International career
- 2003–2012: Republic of Ireland / 65 / (13)

Managerial career
- 2004–2005: NYU Violets (assistant)
- 2005–2007: Columbia Lions (assistant)
- 2009–2014: DePaul Blue Demons (assistant)
- 2014–2021: DePaul Blue Demons (associate head coach)
- 2021–: DePaul Blue Demons

= Michele O'Brien =

Soccer player (born 1980)

Michele O'Brien (born 28 June 1980) is a soccer coach and former player who played as a forward. Born in the United States, she gained over 50 caps for the Republic of Ireland national team.

==College career==
O'Brien played varsity soccer during four seasons at Florida International University. She remains the program's all–time record goalscorer.

==Club career==
In 2000 O'Brien started playing for the Long Island Lady Riders. She remained with them until 2007, with a spell at Arsenal in 2003. During her time at the English club, she played in the Women's Premier League and the semi–final of the UEFA Women's Cup.

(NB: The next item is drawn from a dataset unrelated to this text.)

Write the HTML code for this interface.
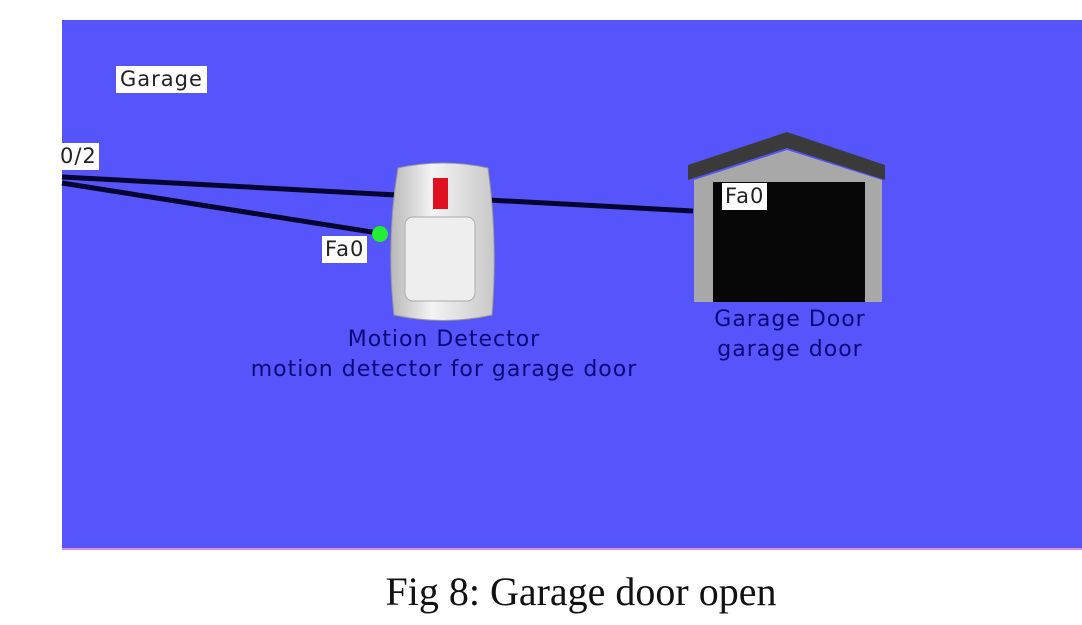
<!DOCTYPE html>
<html><head><style>
body{margin:0;width:1082px;height:625px;background:#fff;position:relative;overflow:hidden;font-family:"DejaVu Sans","Liberation Sans",sans-serif}
.bg{position:absolute;left:62px;top:20px;width:1020px;height:528px;background:#5555fb;border-bottom:2px solid #d890e0}
.lbl{position:absolute;background:#fff;color:#222;font-size:21px;line-height:27px;padding:0 4px;letter-spacing:1px}
.cap{position:absolute;color:#0a0a7a;font-size:22px;text-align:center;line-height:30px;letter-spacing:1px;white-space:nowrap}
</style></head><body>
<div class="bg"></div>
<svg width="1082" height="625" style="position:absolute;left:0;top:0">
<line x1="62" y1="177" x2="693" y2="211" stroke="#050530" stroke-width="5"/>
<line x1="62" y1="183" x2="378" y2="233" stroke="#050530" stroke-width="5"/>
<circle cx="380" cy="234" r="8" fill="#22ee33"/>
<defs><linearGradient id="g" x1="0" x2="1"><stop offset="0" stop-color="#b8b8b8"/><stop offset="0.4" stop-color="#f4f4f4"/><stop offset="1" stop-color="#c8c8c8"/></linearGradient></defs>
<path d="M398 168 Q443 158 488 168 Q498 240 492 315 Q443 326 394 315 Q386 240 398 168Z" fill="url(#g)" stroke="#999" stroke-width="1"/>
<rect x="433" y="178" width="15" height="31" fill="#e01020"/>
<rect x="405" y="217" width="70" height="84" rx="8" fill="#eee" stroke="#aaa"/>
<polygon points="688,165 787,132 885,165 885,180 787,148 688,180" fill="#3a3a3a"/>
<polygon points="694,180 787,150 882,180 882,302 694,302" fill="#a8a8a8"/>
<rect x="713" y="182" width="152" height="120" fill="#070707"/>
</svg>
<div class="lbl" style="left:116px;top:66px">Garage</div>
<div class="lbl" style="left:60px;top:143px;padding:0 2px 0 0">0/2</div>
<div class="lbl" style="left:322px;top:236px;padding:0 3px">Fa0</div>
<div class="lbl" style="left:722px;top:183px;padding:0 3px">Fa0</div>
<div class="cap" style="left:194px;top:325px;width:500px">Motion Detector<br>motion detector for garage door</div>
<div class="cap" style="left:690px;top:305px;width:200px">Garage Door<br>garage door</div>
<div style="position:absolute;left:0;width:1162px;top:568px;text-align:center;font-family:'Liberation Serif',serif;font-size:40px;color:#111">Fig 8: Garage door open</div>
</body></html>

In 2007 O'Brien joined the Damallsvenskan club QBIK. She then spent time back in England with Watford Ladies, before joining Jersey Sky Blue for the 2008 W-League season. The following season O'Brien moved to Chicago Red Eleven and scored four goals in 11 games in 2009. In 2010, she scored one goal in three games for the Red Eleven.

==International career==
O'Brien debuted for the Republic of Ireland in 2003 and went on to accumulate more than 50 caps. In 2005 O'Brien was named the FAI Player of the Year.

==Coaching career==
O'Brien coached soccer at New York University (2004–2005) and Columbia University (2005–2007). She was named assistant soccer coach at DePaul University in February 2009. She was promoted to head coach at DePaul in June 2021.

==Personal life==
Born with a congenital heart defect, in 1995 O'Brien suffered a heart attack after a High School P.E. lesson and required open heart surgery. She refused to quit soccer, reportedly telling her concerned parent: "Mom, I might as well die doing something I like".